Desde a formação das aldeias a família tinha um papel importante para a manutenção da vida da prole, conforme os perigos de ataques à aldeia foram diminuindo, a família passou a ser a base da formação ética e moral. Contudo, nem sempre a família sabe qual a ética que deve ensinar e muito menos qual a moral correta. O pior, que eu vejo, não é somente ter um abusador na família ou ser parte de uma família em que uma criança foi abusada, mas sim a inércia familiar diante dessa situação. Às vezes se vêem mais perdidos que a própria criança. Com a migração das pessoas do campo para as cidades a prática da pedofilia, que ainda era comum e não era de conhecimento de pessoas fora da família, passaram a ser consideradas absurdas, mas demorou até que se chegasse a esse ponto em que estamos hoje de conscientização de que é crime e que causa graves problemas no desenvolvimento da criança.

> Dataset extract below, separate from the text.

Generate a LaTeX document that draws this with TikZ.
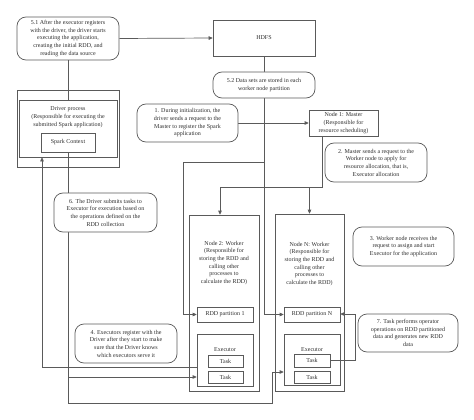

Eu demorei tanto tempo para compreender o valor da família na minha vida porque foi nela que eu vi quebrar o primeiro laço importante de confiança. O abuso aconteceu longe dos olhos dos outros, mas perto demais da minha infantil consciência de saber que algo estava errado, só fui entender 20 anos mais tarde, sem que a família soubesse o que fazer nesse tempo. Hoje a mídia diz o que deve ser feito, as pessoas tem informações suficientes para saber ao menos que devem chamar alguma autoridade para resolver o caso, há 20 anos isso ficava entre a família, morria ali, em meio a um silêncio ensurdecedor, como se a criança fosse a mais culpada. Por isso é que é importante esse avanço que demorou 2.000 anos para a humanidade e 20 anos para mim. Eu posso dizer que sou parte de uma pequena parcela que soube lidar com o abuso na infância e, por isso mesmo, não tenho problemas em dizer, porém eu sou uma minoria, infelizmente. Em razão disso é que a campanha deve se estender ao longo dos anos e do espaço para que não demore mais 2.000 anos até que uma criança possa ser apenas criança.